Pennsylvania saw a slight decline in pedestrian fatalities during the first half of 2010 -- 72, compared with 76 for the same period a year earlier.
The report came out on the same day that a Verona man was killed as he tried to cross Allegheny River Boulevard.
Marshall Warner, 63, died shortly after 3 p.m. Thursday at UPMC Presbyterian. A car driven by a 79-year-old woman hit him at 9:30 a.m. in the 800 block of Allegheny River Boulevard. Verona police said it was an accident.
The report said there was no "silver bullet" to reduce pedestrian deaths because they are caused by a variety of circumstances. It recommended that states make pedestrian safety a priority; analyze crash data to detect problem areas; and step up enforcement to ensure that drivers yield to pedestrians in crosswalks.

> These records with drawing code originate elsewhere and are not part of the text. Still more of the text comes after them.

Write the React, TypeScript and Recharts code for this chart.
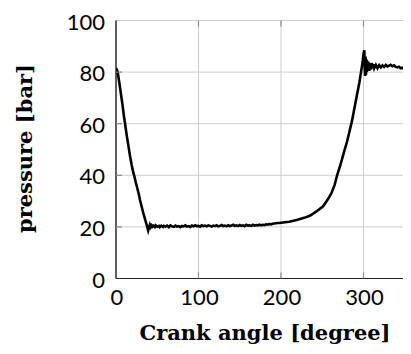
import React from 'react';
import { LineChart, Line, XAxis, YAxis, CartesianGrid } from 'recharts';

const angles: number[] = [
  0, 1, 2, 4, 6, 8, 10, 11, 13, 15, 17, 19, 21, 22, 24, 26, 28, 29, 31, 33, 35, 37, 38, 39, 40, 41, 42, 43,
  44, 45, 47, 48, 50, 52, 53, 55, 57, 58, 60, 62, 64, 66, 68, 70, 72, 74, 76, 78, 80, 82, 84, 86, 88, 90,
  92, 94, 96, 98, 100, 102, 104, 106, 108, 110, 112, 114, 116, 118, 120, 122, 124, 126, 128, 130, 132, 134,
  136, 138, 140, 142, 144, 146, 148, 150, 152, 154, 156, 158, 160, 162, 164, 166, 168, 170, 172, 174, 176,
  178, 180, 182, 184, 186, 188, 190, 192, 194, 196, 198, 200, 210, 219, 228, 235, 243, 251, 256, 261, 265,
  268, 272, 276, 280, 283, 286, 289, 292, 295, 297, 299, 300, 301, 301.5, 302, 302.5, 303, 303.5, 304, 304.5,
  305, 306, 307, 308, 309, 310, 311, 312, 313, 315, 317, 319, 321, 323, 325, 327, 329, 331, 333, 335, 337,
  339, 341, 343, 345, 347, 349, 351, 353, 355, 357, 359, 360,
];

const pressures: number[] = [
  81.5, 81, 80, 76, 71.5, 67, 62, 60, 55.5, 51.5, 47.5, 44, 41, 40, 37.2, 34.8, 32.2, 30.5, 28, 25.5, 23.2, 21, 19.8, 18.6, 19.8, 20.8, 19.9, 20.6,
  20.1, 20.5, 19.9, 20.6, 20.1, 20.4, 19.9, 20.5, 20.0, 20.4, 20.1, 20.5, 19.9, 20.6, 20.2, 20.0, 20.5, 20.1, 20.3, 19.9, 20.4, 20.2, 20.6, 20.1, 20.3, 20.0,
  20.5, 20.2, 20.6, 20.3, 20.4, 20.1, 20.6, 20.3, 20.5, 20.2, 20.6, 20.4, 20.1, 20.5, 20.3, 20.6, 20.2, 20.4, 20.7, 20.3, 20.5, 20.2,
  20.6, 20.3, 20.5, 20.8, 20.4, 20.6, 20.3, 20.7, 20.4, 20.6, 20.3, 20.8, 20.5, 20.6, 20.4, 20.8, 20.5, 20.7, 20.6, 20.9, 20.6,
  20.8, 20.7, 21.0, 20.9, 21.1, 21.0, 21.2, 21.3, 21.4, 21.5, 21.5, 21.6, 22.0, 22.7, 23.5, 24.3, 26, 28, 30.3, 33, 36.3,
  40, 44, 48.6, 53, 57, 61, 66, 71, 76, 80, 84, 87, 88.5, 82, 78.5, 86, 79, 85, 80, 84.5,
  80.5, 84, 80.5, 83.5, 81, 83.5, 81.5, 83, 81.5, 82.8, 81.5, 82.7, 81.8, 82.6, 82, 82.8, 82.2, 82.5, 82.8, 82.3, 82.6,
  82, 81.8, 82.1, 81.5, 81.7, 81.2, 81.6, 81, 80.8, 80.9, 80.4, 80.6,
];

const xTicks: number[] = [0, 100, 200, 300];
const yTicks: number[] = [0, 20, 40, 60, 80, 100];

const data = angles.map((a, i) => ({ angle: a, pressure: pressures[i] }));

const tickFont = 'Lato, "DejaVu Sans", sans-serif';
const labelFont = '"DejaVu Serif", "Liberation Serif", serif';

const PLOT_TOP = 12.5;
const PLOT_BOTTOM = 270.5;
const PLOT_LEFT = 108;
const TICK_COLOR = '#8a8a8a';

const XTick = (props: any) => {
  const { x, payload } = props;
  return (
    <g>
      {payload.value !== 0 && (
        <>
          <line x1={x} x2={x} y1={PLOT_BOTTOM} y2={PLOT_BOTTOM - 6} stroke={TICK_COLOR} strokeWidth={1.2} />
          <line x1={x} x2={x} y1={PLOT_TOP} y2={PLOT_TOP + 6} stroke={TICK_COLOR} strokeWidth={1.2} />
        </>
      )}
      <text x={x + 1} y={297} textAnchor="middle" fontFamily={tickFont} fontSize={22} fill="#000">
        {payload.value}
      </text>
    </g>
  );
};

const YTick = (props: any) => {
  const { y, payload } = props;
  return (
    <g>
      {payload.value !== 0 && payload.value !== 100 && (
        <line x1={PLOT_LEFT} x2={PLOT_LEFT + 6} y1={y} y2={y} stroke={TICK_COLOR} strokeWidth={1.2} />
      )}
      <text x={97} y={y + 9} textAnchor="end" fontFamily={tickFont} fontSize={22} fill="#000">
        {payload.value}
      </text>
    </g>
  );
};

const XLabel = () => (
  <text x={257} y={332} textAnchor="middle" fontFamily={labelFont} fontWeight="bold" fontSize={21} fill="#000">
    Crank angle [degree]
  </text>
);

const YLabel = () => (
  <text transform="translate(23.7 140.5) rotate(-90)" x={0} y={0} textAnchor="middle" fontFamily={labelFont} fontWeight="bold" fontSize={21} fill="#000">
    pressure [bar]
  </text>
);

export default function App() {
  return (
    <div style={{ width: 403, height: 338, overflow: 'hidden' }}>
      <LineChart width={430} height={346} data={data} margin={{ top: PLOT_TOP, right: 25, bottom: 0, left: 0 }}>
        <CartesianGrid stroke="#cdcdcd" strokeWidth={1} vertical horizontal />
        <XAxis
          xAxisId="top"
          orientation="top"
          type="number"
          dataKey="angle"
          domain={[0, 360]}
          height={0}
          tick={false}
          tickLine={false}
          axisLine={{ stroke: '#000', strokeWidth: 1.2 }}
        />
        <XAxis
          type="number"
          dataKey="angle"
          domain={[0, 360]}
          ticks={xTicks}
          allowDataOverflow
          height={75.5}
          tick={<XTick />}
          tickLine={false}
          axisLine={{ stroke: '#222', strokeWidth: 1.2 }}
          label={<XLabel />}
        />
        <YAxis
          type="number"
          domain={[0, 100]}
          ticks={yTicks}
          width={PLOT_LEFT}
          tick={<YTick />}
          tickLine={false}
          axisLine={{ stroke: '#000', strokeWidth: 1.2 }}
          label={<YLabel />}
        />
        <Line
          type="linear"
          dataKey="pressure"
          stroke="#000"
          strokeWidth={2.6}
          dot={false}
          isAnimationActive={false}
        />
      </LineChart>
    </div>
  );
}
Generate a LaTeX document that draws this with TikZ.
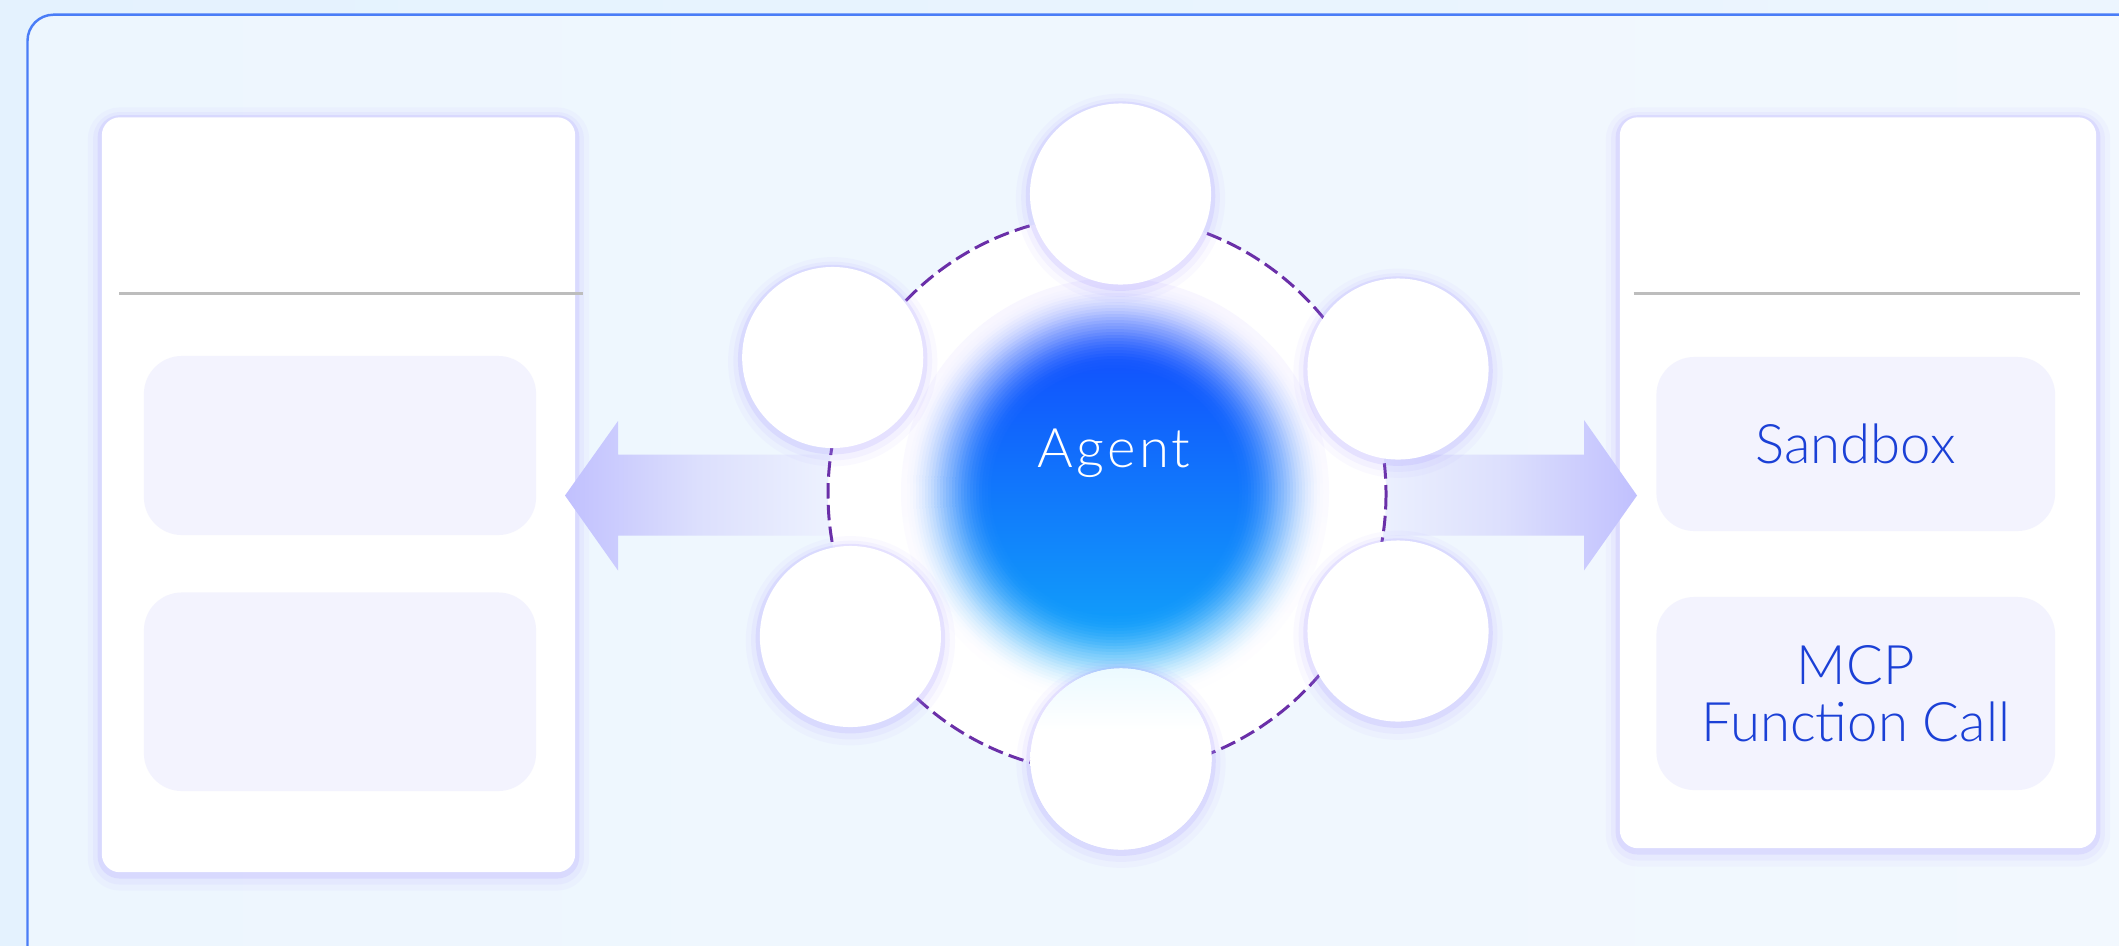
\documentclass[tikz,border=0pt]{standalone}
\usepackage{fontspec}
\IfFontExistsTF{Lato Light}{\setmainfont{Lato Light}}{\setmainfont{Poppins Light}}
\usepackage{tikz}
\usetikzlibrary{positioning, calc}

\definecolor{bgleft}{HTML}{E4F2FE}
\definecolor{bgright}{HTML}{ECF5FE}
\definecolor{framein}{HTML}{EDF6FE}
\definecolor{frameout}{HTML}{F2F8FE}
\definecolor{framecol}{HTML}{4A7DF7}
\definecolor{glowcol}{HTML}{A393FF}
\definecolor{boxfill}{HTML}{F3F3FE}
\definecolor{rulegray}{HTML}{BDBDBD}
\definecolor{textblue}{HTML}{1B40D6}
\definecolor{arrowtip}{HTML}{9A98FF}
\definecolor{arrowmid}{HTML}{BDBCFE}
\definecolor{arrowpale}{HTML}{DCDFFD}
\definecolor{arrowtail}{HTML}{F0F5FE}
\definecolor{ringcol}{HTML}{6A2FA8}
\definecolor{blobtop}{HTML}{1236FF}
\definecolor{blobmid}{HTML}{0A6EFF}
\definecolor{blobbot}{HTML}{10BAF8}
\definecolor{blobhalo}{HTML}{F7F5FF}
\definecolor{bubbletint}{HTML}{CFF2FE}

\pgfdeclarehorizontalshading{arrowshade}{100bp}{color(0bp)=(arrowtip); color(22bp)=(arrowmid); color(48bp)=(arrowpale); color(75bp)=(arrowtail); color(100bp)=(arrowtail)}
\pgfdeclareverticalshading{tintshade}{100bp}{color(0bp)=(white); color(58bp)=(white); color(100bp)=(bubbletint)}

\tikzset{
  glow/.style={preaction={draw=glowcol, line width=8pt, draw opacity=.05, transform canvas={yshift=-1.2pt}},
               preaction={draw=glowcol, line width=5pt, draw opacity=.08, transform canvas={yshift=-1pt}},
               preaction={draw=glowcol, line width=2.4pt, draw opacity=.17, transform canvas={yshift=-.6pt}}},
  panel/.style={rectangle, rounded corners=0.18cm, fill=white, inner sep=0pt, outer sep=0pt, glow},
  cardbox/.style={rectangle, rounded corners=0.38cm, fill=boxfill, inner sep=0pt, text=textblue, align=center, font=\fontsize{15.5}{16.2}\selectfont},
  bubble/.style={circle, fill=white, minimum size=1.81cm, inner sep=0pt, glow},
  divider/.style={draw=rulegray, line width=0.6pt},
}

\begin{document}
\begin{tikzpicture}[x=0.01cm, y=-0.01cm]
\useasboundingbox (0,0) rectangle (2119,945);
\clip (0,0) rectangle (2119,945);
% backdrop and frame
\shade[left color=bgleft, right color=bgright] (0,0) rectangle (2119,945);
\shadedraw[draw=framecol, line width=0.7pt, rounded corners=0.26cm, left color=framein, right color=frameout] (27.5,14.7) rectangle (2170,1000);

% side panels
\node[panel, minimum width=4.73cm, minimum height=7.545cm] (leftpanel) at (338.5,494.75) {};
\node[panel, minimum width=4.76cm, minimum height=7.305cm] (rightpanel) at (1858,482.75) {};
\draw[divider] (119,293.5) -- (582.6,293.5);
\draw[divider] (1633.5,293.5) -- (2080,293.5);
\node[cardbox, minimum width=3.92cm, minimum height=1.79cm] (leftcardtop) at (340,445.5) {};
\node[cardbox, minimum width=3.92cm, minimum height=1.985cm] (leftcardlow) at (340,691.75) {};
\node[cardbox, minimum width=3.985cm, minimum height=1.74cm] (sandbox) at (1855.75,444) {Sandbox};
\node[cardbox, minimum width=3.985cm, minimum height=1.93cm] (mcpcall) at (1855.75,693.5) {MCP\\Function Call};

% block arrows
\coordinate (lefttip) at (565,495.5);
\coordinate (righttip) at (1637,495.5);
\shade[shading=arrowshade, shift={(lefttip)}] (0,0) -- (53,-74.5) -- (53,-41) -- (290,-41) -- (290,40) -- (53,40) -- (53,75) -- cycle;
\shade[shading=arrowshade, shading angle=180, shift={(righttip)}, xscale=-1] (0,0) -- (53,-75.5) -- (53,-41) -- (290,-41) -- (290,40) -- (53,40) -- (53,75) -- cycle;

% agent ring
\coordinate (ringc) at (1107,494);
\coordinate (blobc) at (1115,492);
\fill[white] (ringc) circle (279);
\draw[ringcol, line width=0.85pt, dash pattern=on 4.4pt off 1.8pt] (ringc) circle (279);
\foreach \r in {214,211,...,124} {
  \pgfmathsetmacro\t{(214-\r)/90}
  \pgfmathtruncatemacro\p{100*\t*\t*(3-2*\t)}
  \begin{scope}
    \clip (blobc) circle (\r);
    \shade[top color=blobtop!\p!blobhalo, middle color=blobmid!\p!white, bottom color=blobbot!\p!white] (895,252) rectangle (1335,732);
  \end{scope}
}
\foreach \name/\px/\py in {btop/1120.5/194, bul/832.7/357.5, bur/1398/369, bll/850.4/636.5, blr/1398/631}
  \node[bubble] (\name) at (\px,\py) {};
\node[bubble, shading=tintshade] (bbot) at (1121,759) {};
\node[anchor=base, text=white, font=\fontsize{15.5}{16.2}\selectfont\addfontfeature{LetterSpace=6}, inner sep=0pt] (agent) at (1114,467.3) {Agent};
\end{tikzpicture}
\end{document}
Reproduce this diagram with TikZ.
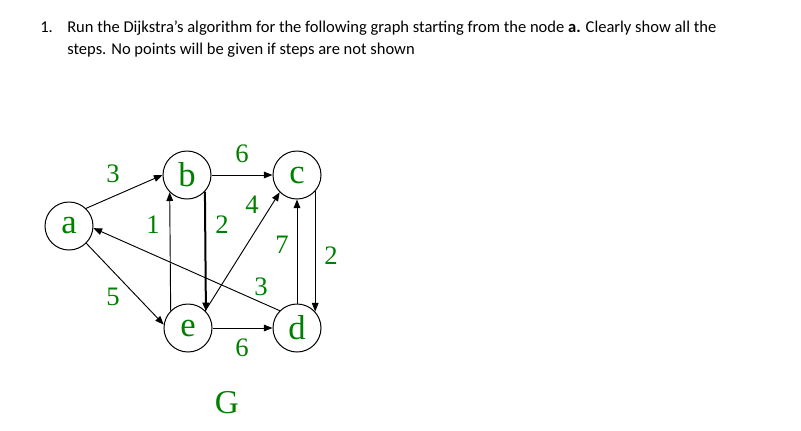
\documentclass[tikz,border=0pt]{standalone}
\usepackage{fontspec}
\setmainfont{Liberation Serif}
\newfontfamily\calib{Carlito}
\usetikzlibrary{arrows.meta}
\definecolor{lblgreen}{RGB}{0,128,0}
\begin{document}
\begin{tikzpicture}[x=0.75pt,y=-0.75pt,
  vtx/.style={circle,draw,line width=0.75pt,minimum size=36pt,inner sep=0pt,
    text=lblgreen,font=\fontsize{26}{26}\selectfont},
  wt/.style={text=lblgreen,font=\fontsize{20}{20}\selectfont,inner sep=0pt},
  edge/.style={line width=0.7pt,-{Triangle[length=6.5pt,width=5pt]}},
  para/.style={font=\calib\fontsize{12.4}{15}\selectfont,inner sep=0pt,anchor=base west}]
\useasboundingbox (0,0) rectangle (801,430);
\node[para] (num) at (40,32.5) {1.};
\node[para] (l1) at (67,32.5) {Run the Dijkstra’s algorithm for the following graph starting from the node \textbf{a.} Clearly show all the};
\node[para] (l2) at (67,54) {steps. No points will be given if steps are not shown};

\node[vtx] (a) at (69,226) {a};
\node[vtx] (b) at (187,175) {b};
\node[vtx] (c) at (297,175) {c};
\node[vtx] (e) at (188,328) {e};
\node[vtx] (d) at (297,328) {d};

\draw[edge] (a.46) -- (b.west);
\draw[edge] (a.-45) -- (e.172);
\draw[edge] (b.east) -- (c.west);
\draw[edge] (e.135) -- (b.225);
\draw[edge,line width=1.5pt] (b.-43) -- (e.43);
\draw[edge] (e.45) -- (c.225);
\draw[edge] (d.135) -- (a.-5);
\draw[edge] (d.north) -- (c.south);
\draw[edge] (c.-42) -- (d.42);
\draw[edge] (e.east) -- (d.west);

\node[wt] (w1) at (113,174) {3};
\node[wt] (w2) at (113,297) {5};
\node[wt] (w3) at (242,154) {6};
\node[wt] (w4) at (153,225) {1};
\node[wt] (w5) at (222,225) {2};
\node[wt] (w6) at (252,205) {4};
\node[wt] (w7) at (282,245) {7};
\node[wt] (w8) at (331,256) {2};
\node[wt] (w9) at (261,287) {3};
\node[wt] (w10) at (242,348) {6};
\node[text=lblgreen,font=\fontsize{25}{25}\selectfont,inner sep=0pt] (G) at (227,403) {G};
\end{tikzpicture}
\end{document}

In Pittsburgh, the city's public works department has begun to roll out "countdown pedestrian signals" that have a digitized clock ticking down the time left to cross a street safely before the signal changes.
The new equipment is federally mandated and must be installed when a signal needs to be replaced or the intersection is updated and must be brought up to existing federal standards.
"When it starts flashing, 'Don't Walk,' it also counts down so you know how much time is left," said Amanda L. Purcell, a municipal traffic engineer with the city. "Instead of seeing the traffic signal turning yellow in front you, you already know you have four seconds left," for example.
The mandate does less to prevent jaywalking and more to give pedestrians additional information that can lead to safer crossings.
Ms. Purcell did not know how many countdown signals have been installed so far, but she said the city began putting them up before the new federal standard took effect last year.
Several have been placed in Oakland, and others have appeared in the Golden Triangle along parts of Stanwix Street and on Market Street by the site of the new Three PNC Plaza tower.
There are 610 signalized intersections in Pittsburgh. Many Downtown streets are between 36 and 40 feet wide. Each signal countdown is timed differently depending on the width of the intersection and an estimated average walking speed of 31/2 feet per second.
The city is putting together a five-year plan to upgrade signals at 34 intersections in the central business district. Also included are plans for audible signals to benefit visually impaired individuals. The signal will announce the street name and tell pedestrians that the walk sign is on.